Advanced Enhancements to Your PPP Model
Weighted basket optimization
Instead of equal weighting, apply national household expenditure shares. This significantly improves realism when countries have different spending patterns.
Regional sub-indexes
Large countries have major internal price variation. Build metro and non-metro baskets if your use case is salary bands or city-specific planning.
Time-series tracking
Store monthly inputs and track PPP gap history.
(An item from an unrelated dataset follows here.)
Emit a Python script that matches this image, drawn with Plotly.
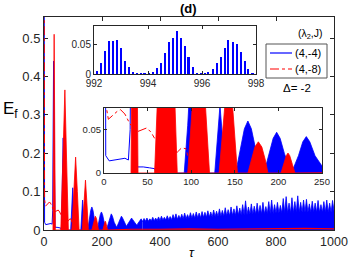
import plotly.graph_objects as go

# ---------------- data ----------------
# series (4,-4)  (blue, solid)
blue_early_tau = [0, 2, 6, 12, 18, 24, 28, 30, 33, 36, 38, 45, 52, 58, 60]
blue_early_E = [1.0, 0.02, 0.014, 0.015, 0.016, 0.017, 0.015, 0.05, 0.44, 0.05, 0.007, 0.007, 0.006, 0.005, 0.0]

blue_hump_tau = [60, 63, 66, 69, 72, 92, 96, 99, 102, 105, 127, 130, 133, 136, 139,
                 151, 156, 161, 165, 169, 174, 180,
                 184, 189, 194, 198, 202, 207, 214,
                 217, 223, 228, 232, 236, 242, 250,
                 252, 258, 263, 267, 271, 277, 284,
                 286, 293, 298, 302, 306, 312, 319,
                 321, 327, 331, 335, 340]
blue_hump_E = [0, 0.12, 0.24, 0.12, 0, 0, 0.055, 0.11, 0.055, 0, 0, 0.04, 0.078, 0.04, 0,
               0, 0.027, 0.051, 0.06, 0.051, 0.027, 0,
               0.002, 0.022, 0.040, 0.047, 0.040, 0.022, 0.004,
               0.005, 0.020, 0.036, 0.042, 0.036, 0.020, 0.008,
               0.009, 0.020, 0.031, 0.036, 0.031, 0.020, 0.010,
               0.012, 0.020, 0.027, 0.031, 0.027, 0.020, 0.013,
               0.014, 0.022, 0.027, 0.029, 0.022]

band_tau = [340, 345, 350, 355, 360, 365, 370, 375, 380, 385, 390, 395, 400, 405, 410, 415,
            420, 425, 430, 435, 440, 445, 450, 455, 460, 465, 470, 475, 480, 485, 490, 495,
            500, 505, 510, 515, 520, 525, 530, 535, 540, 545, 550, 555, 560, 565, 570, 575,
            580, 585, 590, 595, 600, 605, 610, 615, 620, 625, 630, 635, 640, 645, 650, 655,
            660, 665, 670, 675, 680, 685, 690, 695, 700, 705, 710, 715, 720, 725, 730, 735,
            740, 745, 750, 755, 760, 765, 770, 775, 780, 785, 790, 795, 800, 805, 810, 815,
            820, 825, 830, 835, 840, 845, 850, 855, 860, 865, 870, 875, 880, 885, 890, 895,
            900, 905, 910, 915, 920, 925, 930, 935, 940, 945, 950, 955, 960, 965, 970, 975,
            980, 985, 990, 995, 1000]
band_E = [0.022, 0.030, 0.023, 0.031, 0.023, 0.029, 0.024, 0.033, 0.024, 0.031, 0.025, 0.034,
          0.025, 0.036, 0.026, 0.033, 0.026, 0.037, 0.027, 0.035, 0.027, 0.040, 0.028, 0.042,
          0.028, 0.038, 0.029, 0.041, 0.029, 0.044, 0.030, 0.040, 0.030, 0.045, 0.031, 0.043,
          0.031, 0.047, 0.032, 0.044, 0.032, 0.048, 0.033, 0.046, 0.033, 0.050, 0.034, 0.047,
          0.034, 0.052, 0.035, 0.049, 0.035, 0.055, 0.036, 0.051, 0.036, 0.058, 0.037, 0.053,
          0.037, 0.060, 0.038, 0.055, 0.038, 0.063, 0.039, 0.057, 0.039, 0.066, 0.040, 0.076,
          0.040, 0.060, 0.041, 0.068, 0.041, 0.062, 0.041, 0.070, 0.042, 0.064, 0.042, 0.072,
          0.042, 0.061, 0.043, 0.074, 0.043, 0.078, 0.043, 0.066, 0.044, 0.072, 0.044, 0.064,
          0.044, 0.082, 0.045, 0.087, 0.045, 0.070, 0.045, 0.084, 0.045, 0.074, 0.046, 0.089,
          0.046, 0.072, 0.046, 0.078, 0.046, 0.080, 0.046, 0.068, 0.046, 0.075, 0.046, 0.070,
          0.046, 0.077, 0.046, 0.066, 0.046, 0.074, 0.046, 0.078, 0.046, 0.070, 0.046, 0.077,
          0.050]

# series (4,-8)  (red, dash-dot)
red_smooth_tau = [0, 2, 5, 10, 15, 19, 24, 28, 31, None, 39, 44, 49, 54, 58, None, 80, 84, 89, 94, 96]
red_smooth_E = [1.0, 0.08, 0.062, 0.066, 0.071, 0.073, 0.068, 0.06, 0.055, None,
                0.048, 0.05, 0.052, 0.047, 0.04, None, 0.025, 0.024, 0.029, 0.028, 0.02]

red_hump_tau = [31, 35, 39, 58, 65, 72, 78, 84, 96, 103, 109, 115, 121, 132, 138, 143, 148, 153,
                165, 169, 173, 177, 181, 185, 188, 203, 206, 209, 211, 213, 216, 219]
red_hump_E = [0, 0.51, 0, 0, 0.18, 0.365, 0.18, 0, 0, 0.1, 0.19, 0.1, 0, 0, 0.07, 0.13, 0.07, 0,
              0, 0.015, 0.030, 0.036, 0.030, 0.015, 0, 0, 0.010, 0.020, 0.023, 0.020, 0.010, 0]

red_tail_tau = [219, 300, 400, 500, 600, 700, 800, 900, 1000]
red_tail_E = [0.0, 0.002, 0.002, 0.003, 0.002, 0.003, 0.003, 0.004, 0.003]

# inset: late-time window
late_tau = [992.10, 992.25, 992.40, 992.54, 992.69, 992.84, 992.99, 993.13, 993.28, 993.43,
            993.58, 993.73, 993.87, 994.02, 994.17, 994.32, 994.47, 994.62, 994.76, 994.91,
            995.06, 995.21, 995.36, 995.50, 995.65, 995.80, 995.95, 996.10, 996.24, 996.39,
            996.54, 996.69, 996.84, 996.98, 997.13, 997.28, 997.43, 997.58, 997.72, 997.87]
late_E = [0.005, 0.019, 0.039, 0.055, 0.055, 0.057, 0.044, 0.022, 0.011, 0.004,
          0.002, 0.001, 0.001, 0.001, 0.003, 0.010, 0.018, 0.035, 0.053, 0.060,
          0.072, 0.060, 0.047, 0.028, 0.011, 0.002, 0.001, 0.001, 0.004, 0.008,
          0.018, 0.029, 0.043, 0.056, 0.053, 0.050, 0.036, 0.021, 0.009, 0.002]

main_xticks = [0, 200, 400, 600, 800, 1000]
main_yticks = [0, 0.1, 0.2, 0.3, 0.4, 0.5]
main_yticklabels = ['0', '0.1', '0.2', '0.3', '0.4', '0.5']
in1_xticks = [992, 994, 996, 998]
in_yticks = [0, 0.05]
in_yticklabels = ['0', '0.05']
in2_xticks = [0, 50, 100, 150, 200, 250]
legend_labels = ['(4,-4)', '(4,-8)']

BLUE = '#0000FF'
RED = '#FF0000'
AX = '#262626'
FONT = 'Liberation Sans, Arial, Helvetica, sans-serif'

# plot-area geometry (pixels) used to place paper-referenced decorations
L, T, W, H = 44, 17, 290, 213


def px(xp):
    return (xp - L) / W


def py(yp):
    return (T + H - yp) / H


fig = go.Figure()


def add_series(xa, ya):
    fig.add_trace(go.Scatter(x=blue_early_tau, y=blue_early_E, mode='lines',
                             line=dict(color=BLUE, width=1), name=legend_labels[0],
                             showlegend=False, xaxis=xa, yaxis=ya, hoverinfo='skip'))
    fig.add_trace(go.Scatter(x=blue_hump_tau, y=blue_hump_E, mode='lines', fill='tozeroy',
                             fillcolor=BLUE, line=dict(color=BLUE, width=0.8),
                             showlegend=False, xaxis=xa, yaxis=ya, hoverinfo='skip'))
    fig.add_trace(go.Scatter(x=band_tau, y=band_E, mode='lines', fill='tozeroy',
                             fillcolor=BLUE, line=dict(color=BLUE, width=0.8),
                             showlegend=False, xaxis=xa, yaxis=ya, hoverinfo='skip'))
    fig.add_trace(go.Scatter(x=red_smooth_tau, y=red_smooth_E, mode='lines',
                             line=dict(color=RED, width=1, dash='dashdot'), name=legend_labels[1],
                             showlegend=False, xaxis=xa, yaxis=ya, hoverinfo='skip'))
    fig.add_trace(go.Scatter(x=red_hump_tau, y=red_hump_E, mode='lines', fill='tozeroy',
                             fillcolor=RED, line=dict(color=RED, width=0.8),
                             showlegend=False, xaxis=xa, yaxis=ya, hoverinfo='skip'))
    fig.add_trace(go.Scatter(x=red_tail_tau, y=red_tail_E, mode='lines',
                             line=dict(color=RED, width=1.2),
                             showlegend=False, xaxis=xa, yaxis=ya, hoverinfo='skip'))


add_series('x', 'y')
add_series('x3', 'y3')

fig.add_trace(go.Bar(x=late_tau, y=late_E, width=0.075, marker=dict(color=BLUE, line=dict(width=0)),
                     showlegend=False, xaxis='x2', yaxis='y2', hoverinfo='skip'))

axis_common = dict(showline=True, linecolor=AX, linewidth=1, mirror='allticks', ticks='inside',
                   tickcolor=AX, showgrid=False, zeroline=False, color=AX, automargin=False)

fig.update_layout(
    width=349, height=262,
    margin=dict(l=L, r=349 - L - W, t=T, b=262 - T - H, autoexpand=False),
    paper_bgcolor='white', plot_bgcolor='white',
    font=dict(family=FONT, color=AX),
    bargap=0,
    showlegend=False,
    hovermode=False,
    xaxis=dict(domain=[0, 1], range=[0, 1000], tickvals=main_xticks, ticklen=4,
               tickfont=dict(size=12.5), layer='below traces', **axis_common),
    yaxis=dict(domain=[0, 1], range=[0, 0.555], tickvals=main_yticks, ticktext=main_yticklabels,
               ticklen=4, tickfont=dict(size=13), layer='below traces', **axis_common),
    xaxis2=dict(domain=[px(94), px(256)], anchor='y2', range=[992, 998], tickvals=in1_xticks,
                ticklen=3, tickfont=dict(size=10), **axis_common),
    yaxis2=dict(domain=[py(74), py(26)], anchor='x2', range=[0, 0.08], tickvals=in_yticks,
                ticktext=in_yticklabels, ticklen=3, tickfont=dict(size=10), **axis_common),
    xaxis3=dict(domain=[px(104), px(322)], anchor='y3', range=[0, 250], tickvals=in2_xticks,
                ticklen=3, tickfont=dict(size=9.5), **axis_common),
    yaxis3=dict(domain=[py(173), py(108)], anchor='x3', range=[0, 0.075], tickvals=in_yticks,
                ticktext=in_yticklabels, ticklen=3, tickfont=dict(size=9.5), **axis_common),
)

# legend box (drawn by hand to match the compact original)
fig.add_shape(type='rect', xref='paper', yref='paper', x0=px(266), x1=px(327), y0=py(78), y1=py(44),
              line=dict(color='#555555', width=1), fillcolor='white', layer='above')
fig.add_shape(type='line', xref='paper', yref='paper', x0=px(270), x1=px(292), y0=py(53), y1=py(53),
              line=dict(color=BLUE, width=1.2), layer='above')
fig.add_shape(type='line', xref='paper', yref='paper', x0=px(270), x1=px(292), y0=py(69), y1=py(69),
              line=dict(color=RED, width=1.2, dash='dashdot'), layer='above')
fig.add_annotation(text=legend_labels[0], xref='paper', yref='paper', x=px(292.5), y=py(53),
                   showarrow=False, font=dict(size=11, color='black'), xanchor='left', yanchor='middle')
fig.add_annotation(text=legend_labels[1], xref='paper', yref='paper', x=px(292.5), y=py(69),
                   showarrow=False, font=dict(size=11, color='black'), xanchor='left', yanchor='middle')

fig.add_annotation(text='<b>(d)</b>', xref='paper', yref='paper', x=px(188), y=py(8),
                   showarrow=False, font=dict(size=13, color='black'), xanchor='center', yanchor='middle')
fig.add_annotation(text='E<sub>f</sub>', xref='paper', yref='paper', x=px(10), y=py(110),
                   showarrow=False, font=dict(size=17, color='black'), xanchor='center', yanchor='middle')
fig.add_annotation(text='<i>τ</i>', xref='paper', yref='paper', x=px(192), y=py(252),
                   showarrow=False, font=dict(size=13, color='black'), xanchor='center', yanchor='middle')
fig.add_annotation(text='(λ<sub>2</sub>,J)', xref='paper', yref='paper', x=px(310), y=py(34),
                   showarrow=False, font=dict(size=10.5, color='black'), xanchor='center', yanchor='middle')
fig.add_annotation(text='Δ= -2', xref='paper', yref='paper', x=px(297), y=py(88),
                   showarrow=False, font=dict(size=11.5, color='black'), xanchor='center', yanchor='middle')

fig.write_html('out.html', config={'displayModeBar': False, 'staticPlot': True},
               post_script="document.body.style.margin='0';document.body.style.padding='0';"
                           "document.documentElement.style.overflow='hidden';")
A time series lets you identify structural shifts versus temporary currency shocks.
Scenario testing
Run best-case and worst-case inflation scenarios to see how quickly parity might drift over one to three years.
Quick Interpretation Framework
- If market and PPP are close, currency is near purchasing-power balance.
- If market is substantially above PPP (B per A), Country A may be expensive in FX terms.
- If market is substantially below PPP, Country A may look cheap in purchasing-power terms.
- Large persistent gaps can still remain due to productivity, risk, and policy factors.
Final Takeaway
To calculate PPP between two countries, you need only three essentials: a comparable basket cost in each country, a clear exchange rate quote direction, and a disciplined method for interpreting the gap. The calculator above automates the arithmetic, but high-quality decisions still depend on your input design. If you use consistent baskets, reliable official data, and clear assumptions, PPP becomes a powerful tool for cross-border analysis, strategic pricing, compensation planning, and macro interpretation.
In short: PPP is not just an academic concept. It is a practical, decision-grade framework for understanding what money can actually buy across borders.